Required work:
Line by line, repeat the data below exactly, beginning at the first line and ending at the line with "0.001, 0, 0, 0];". Omit pictures.

—————

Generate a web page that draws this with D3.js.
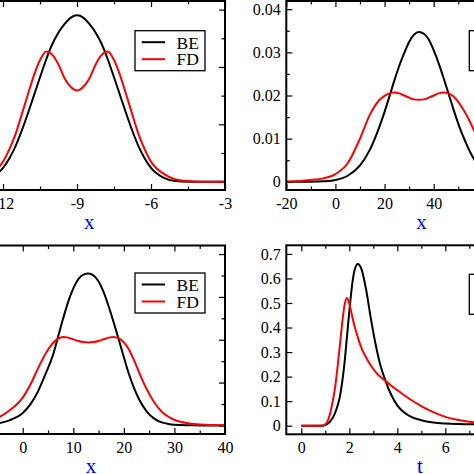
<!DOCTYPE html>
<html>
<head>
<meta charset="utf-8">
<script src="https://cdn.jsdelivr.net/npm/d3@7"></script>
<style>
  body { margin: 0; background: #fff; }
  svg { display: block; }
</style>
</head>
<body>
<div id="chart"></div>
<script>
// ---- data ----
const seriesNames = ["BE", "FD"];

// top left: distribution over x
const p1X  = [-14, -13.5, -13, -12.5, -12, -11.75, -11.5, -11.25, -11, -10.75, -10.5, -10.25, -10, -9.75, -9.5, -9.25, -9,
              -8.75, -8.5, -8.25, -8, -7.75, -7.5, -7.25, -7, -6.75, -6.5, -6.25, -6, -5.5, -5, -4.5, -4, -3.5, -3];
const p1BE = [0, 0, 0.001, 0.007, 0.024, 0.040, 0.061, 0.088, 0.118, 0.150, 0.182, 0.213, 0.240, 0.260, 0.275, 0.286, 0.290,
              0.286, 0.275, 0.260, 0.240, 0.213, 0.182, 0.150, 0.118, 0.088, 0.061, 0.040, 0.024, 0.007, 0.001, 0, 0, 0, 0];
const p1FD = [0, 0.001, 0.004, 0.014, 0.035, 0.056, 0.082, 0.116, 0.151, 0.185, 0.212, 0.227, 0.221, 0.204, 0.180, 0.165, 0.159,
              0.165, 0.180, 0.204, 0.221, 0.227, 0.212, 0.185, 0.151, 0.116, 0.082, 0.056, 0.035, 0.014, 0.004, 0.001, 0, 0, 0];

// top right
const p2X  = [-20, -15, -10, -5, 0, 5, 10, 14, 18, 20, 22, 24, 26, 28, 30, 32, 34, 36, 38, 40, 42, 44, 46, 48, 50,
              52, 54, 57, 60, 64, 68, 72, 76, 80, 85, 90];
const p2BE = [0, 0, 0, 0.0001, 0.0004, 0.0014, 0.0038, 0.0074, 0.0129, 0.0162, 0.0198, 0.0235, 0.0269, 0.0298, 0.0324,
              0.0341, 0.0347, 0.0343, 0.0330, 0.0305, 0.0275, 0.0241, 0.0205, 0.0169, 0.0135, 0.0105, 0.0079, 0.0047,
              0.0026, 0.0010, 0.0004, 0.0001, 0, 0, 0, 0];
const p2FD = [0, 0.0002, 0.0004, 0.0008, 0.0018, 0.0043, 0.0100, 0.0155, 0.0190, 0.0199, 0.0205, 0.0207, 0.0205, 0.0200,
              0.0195, 0.0191, 0.0190, 0.0191, 0.0195, 0.0200, 0.0205, 0.0207, 0.0205, 0.0198, 0.0185, 0.0168, 0.0148,
              0.0112, 0.0078, 0.0043, 0.0021, 0.0009, 0.0004, 0.0002, 0.0001, 0];

// bottom left
const p3X  = [-13, -10, -7.5, -5, -2.5, 0, 1.5, 3, 4.5, 6, 7, 8, 9, 10, 11, 12, 13, 14, 15, 16, 17, 18, 19, 20, 21, 22,
              23, 24.5, 26, 27.5, 29, 31, 33, 36, 40];
const p3BE = [0, 0.0001, 0.0003, 0.0009, 0.0025, 0.0058, 0.0098, 0.0158, 0.0240, 0.0330, 0.0415, 0.0500, 0.0578, 0.0640,
              0.0683, 0.0704, 0.0709, 0.0700, 0.0672, 0.0622, 0.0555, 0.0480, 0.0400, 0.0318, 0.0240, 0.0175, 0.0122,
              0.0066, 0.0032, 0.0014, 0.0006, 0.0002, 0.0001, 0, 0];
const p3FD = [0.0004, 0.0010, 0.0020, 0.0036, 0.0072, 0.0130, 0.0190, 0.0265, 0.0335, 0.0385, 0.0405, 0.0413, 0.0410,
              0.0402, 0.0394, 0.0389, 0.0387, 0.0389, 0.0394, 0.0402, 0.0410, 0.0413, 0.0406, 0.0388, 0.0355, 0.0305,
              0.0248, 0.0170, 0.0108, 0.0064, 0.0038, 0.0018, 0.0009, 0.0003, 0.0001];

// bottom right: distribution over t
const p4X  = [0, 0.5, 0.9, 1.0, 1.1, 1.2, 1.3, 1.4, 1.5, 1.6, 1.7, 1.8, 1.9, 2.0, 2.1, 2.2, 2.35, 2.5, 2.7, 2.9, 3.1,
              3.3, 3.5, 3.75, 4.0, 4.5, 5.0, 5.5, 6.0, 6.5, 7.0, 7.5, 8.0];
const p4BE = [0, 0, 0, 0.003, 0.008, 0.017, 0.030, 0.050, 0.078, 0.115, 0.175, 0.255, 0.360, 0.465, 0.560, 0.625, 0.659,
              0.640, 0.555, 0.435, 0.330, 0.245, 0.185, 0.125, 0.083, 0.040, 0.022, 0.013, 0.009, 0.007, 0.006, 0.005, 0.004];
const p4FD = [0, 0, 0.001, 0.006, 0.020, 0.050, 0.095, 0.150, 0.230, 0.320, 0.415, 0.490, 0.520, 0.497, 0.455, 0.412,
              0.362, 0.318, 0.278, 0.245, 0.218, 0.198, 0.183, 0.163, 0.145, 0.110, 0.080, 0.055, 0.036, 0.024, 0.016,
              0.011, 0.008];

// tick values (left column y labels fall outside the cropped picture)
const p1XMajor = [-12, -9, -6, -3],            p1XMinor = [-13.5, -10.5, -7.5, -4.5];
const p1YMajor = [0, 0.1, 0.2, 0.3],           p1YMinor = [0.05, 0.15, 0.25];
const p2XMajor = [-20, 0, 20, 40, 60, 80],     p2XMinor = [-10, 10, 30, 50, 70];
const p2YMajor = [0, 0.01, 0.02, 0.03, 0.04],  p2YMinor = [0.005, 0.015, 0.025, 0.035];
const p3XMajor = [0, 10, 20, 30, 40],          p3XMinor = [-10, -5, 5, 15, 25, 35];
const p3YMajor = [0, 0.02, 0.04, 0.06, 0.08],  p3YMinor = [0.01, 0.03, 0.05, 0.07];
const p4XMajor = [0, 2, 4, 6, 8, 10],          p4XMinor = [1, 3, 5, 7, 9];
const p4YMajor = [0, 0.1, 0.2, 0.3, 0.4, 0.5, 0.6, 0.7], p4YMinor = [];

const colors = { BE: "#000000", FD: "#ff0000" };
const FONT = "'Liberation Serif', 'Times New Roman', serif";

class DistPanel {
  constructor(_svg, _config) {
    this.svg = _svg;
    this.config = _config;
    this.initVis();
  }

  initVis() {
    let vis = this;
    let c = vis.config;
    let b = c.box;

    vis.g = vis.svg.append("g");

    vis.x = d3.scaleLinear().domain(c.xDomain).range([b.left, b.right]);
    vis.y = d3.scaleLinear().domain(c.yDomain).range([b.bottom, b.top]);

    let yFormat = c.yLabels ? String : "";

    // ticks on every side, pointing in
    vis.addAxis(d3.axisBottom(vis.x).tickValues(c.xMajor).tickSize(-6).tickPadding(7.5).tickFormat(String), 0, b.bottom);
    vis.addAxis(d3.axisBottom(vis.x).tickValues(c.xMinor).tickSize(-3.5).tickFormat(""), 0, b.bottom);
    vis.addAxis(d3.axisTop(vis.x).tickValues(c.xMajor).tickSize(-6).tickFormat(""), 0, b.top);
    vis.addAxis(d3.axisTop(vis.x).tickValues(c.xMinor).tickSize(-3.5).tickFormat(""), 0, b.top);
    vis.addAxis(d3.axisLeft(vis.y).tickValues(c.yMajor).tickSize(-6).tickPadding(5.5).tickFormat(yFormat), b.left, 0);
    vis.addAxis(d3.axisLeft(vis.y).tickValues(c.yMinor).tickSize(-3.5).tickFormat(""), b.left, 0);
    vis.addAxis(d3.axisRight(vis.y).tickValues(c.yMajor).tickSize(-6).tickFormat(""), b.right, 0);
    vis.addAxis(d3.axisRight(vis.y).tickValues(c.yMinor).tickSize(-3.5).tickFormat(""), b.right, 0);

    vis.line = d3.line()
        .x(d => vis.x(d.x))
        .y(d => vis.y(d.y))
        .curve(d3.curveMonotoneX);

    vis.wrangleData();
  }

  addAxis(axis, tx, ty) {
    let vis = this;
    let g = vis.g.append("g")
        .attr("transform", `translate(${tx},${ty})`)
        .call(axis)
        .attr("font-family", FONT)
        .attr("font-size", 16);
    g.select(".domain").remove();
    g.selectAll("line").attr("stroke", "#000").attr("stroke-width", 1.2);
    g.selectAll("text").attr("fill", "#000");
    // empty labels are left out
    g.selectAll("text").filter(function() { return this.textContent === ""; }).remove();
  }

  wrangleData() {
    let vis = this;
    let c = vis.config;
    vis.displayData = seriesNames.map(name => ({
      name: name,
      values: c.xs.map((xv, i) => ({ x: xv, y: c.series[name][i] }))
    }));
    vis.updateVis();
  }

  updateVis() {
    let vis = this;
    let c = vis.config;
    let b = c.box;

    vis.g.selectAll(".curve")
        .data(vis.displayData)
        .enter().append("path")
        .attr("class", "curve")
        .attr("fill", "none")
        .attr("stroke", d => colors[d.name])
        .attr("stroke-width", 2)
        .attr("d", d => vis.line(d.values));

    // frame
    vis.g.append("rect")
        .attr("x", b.left)
        .attr("y", b.top)
        .attr("width", b.right - b.left)
        .attr("height", b.bottom - b.top)
        .attr("fill", "none")
        .attr("stroke", "#000")
        .attr("stroke-width", 2);

    // axis title
    vis.g.append("text")
        .attr("x", (b.left + b.right) / 2)
        .attr("y", b.bottom + 38.5)
        .attr("text-anchor", "middle")
        .attr("font-family", FONT)
        .attr("font-size", 21)
        .attr("fill", "#0000ff")
        .text(c.xTitle);

    // legend
    let lg = vis.g.append("g").attr("transform", `translate(${c.legend[0]},${c.legend[1]})`);
    lg.append("rect")
        .attr("width", 70).attr("height", 40)
        .attr("fill", "#fff")
        .attr("stroke", "#000")
        .attr("stroke-width", 1.3);
    seriesNames.forEach((name, i) => {
      lg.append("line")
          .attr("x1", 6.7).attr("x2", 30)
          .attr("y1", 11.5 + i * 17).attr("y2", 11.5 + i * 17)
          .attr("stroke", colors[name])
          .attr("stroke-width", 2);
      lg.append("text")
          .attr("x", 41.5)
          .attr("y", 18 + i * 16.5)
          .attr("font-family", FONT)
          .attr("font-size", 17.5)
          .attr("fill", "#000")
          .text(name);
    });
  }
}

const svg = d3.select("#chart").append("svg")
    .attr("width", 474)
    .attr("height", 474);

new DistPanel(svg, {
  box: { left: -46.3, right: 225, top: 1, bottom: 190 },
  xDomain: [-14, -3], yDomain: [-0.0145, 0.315],
  xMajor: p1XMajor, xMinor: p1XMinor, yMajor: p1YMajor, yMinor: p1YMinor, yLabels: false,
  xs: p1X, series: { BE: p1BE, FD: p1FD },
  xTitle: "x", legend: [135, 30.7]
});

new DistPanel(svg, {
  box: { left: 286.3, right: 556.5, top: 1, bottom: 190 },
  xDomain: [-20, 90], yDomain: [-0.0019, 0.0419],
  xMajor: p2XMajor, xMinor: p2XMinor, yMajor: p2YMajor, yMinor: p2YMinor, yLabels: true,
  xs: p2X, series: { BE: p2BE, FD: p2FD },
  xTitle: "x", legend: [469.3, 30.7]
});

new DistPanel(svg, {
  box: { left: -43, right: 225, top: 245.5, bottom: 434 },
  xDomain: [-13, 40], yDomain: [-0.004, 0.084],
  xMajor: p3XMajor, xMinor: p3XMinor, yMajor: p3YMajor, yMinor: p3YMinor, yLabels: false,
  xs: p3X, series: { BE: p3BE, FD: p3FD },
  xTitle: "x", legend: [135, 273]
});

new DistPanel(svg, {
  box: { left: 286.3, right: 553.3, top: 245.3, bottom: 434.3 },
  xDomain: [-0.625, 10.5], yDomain: [-0.035, 0.735],
  xMajor: p4XMajor, xMinor: p4XMinor, yMajor: p4YMajor, yMinor: p4YMinor, yLabels: true,
  xs: p4X, series: { BE: p4BE, FD: p4FD },
  xTitle: "t", legend: [469.3, 274.3]
});
</script>
</body>
</html>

—————

Answer below:
Generate a web page that draws this with D3.js.
<!DOCTYPE html>
<html>
<head>
<meta charset="utf-8">
<script src="https://cdn.jsdelivr.net/npm/d3@7"></script>
<style>
  body { margin: 0; background: #fff; }
  svg { display: block; }
</style>
</head>
<body>
<div id="chart"></div>
<script>
// ---- data ----
const seriesNames = ["BE", "FD"];

// top left: distribution over x
const p1X  = [-14, -13.5, -13, -12.5, -12, -11.75, -11.5, -11.25, -11, -10.75, -10.5, -10.25, -10, -9.75, -9.5, -9.25, -9,
              -8.75, -8.5, -8.25, -8, -7.75, -7.5, -7.25, -7, -6.75, -6.5, -6.25, -6, -5.5, -5, -4.5, -4, -3.5, -3];
const p1BE = [0, 0, 0.001, 0.007, 0.024, 0.040, 0.061, 0.088, 0.118, 0.150, 0.182, 0.213, 0.240, 0.260, 0.275, 0.286, 0.290,
              0.286, 0.275, 0.260, 0.240, 0.213, 0.182, 0.150, 0.118, 0.088, 0.061, 0.040, 0.024, 0.007, 0.001, 0, 0, 0, 0];
const p1FD = [0, 0.001, 0.004, 0.014, 0.035, 0.056, 0.082, 0.116, 0.151, 0.185, 0.212, 0.227, 0.221, 0.204, 0.180, 0.165, 0.159,
              0.165, 0.180, 0.204, 0.221, 0.227, 0.212, 0.185, 0.151, 0.116, 0.082, 0.056, 0.035, 0.014, 0.004, 0.001, 0, 0, 0];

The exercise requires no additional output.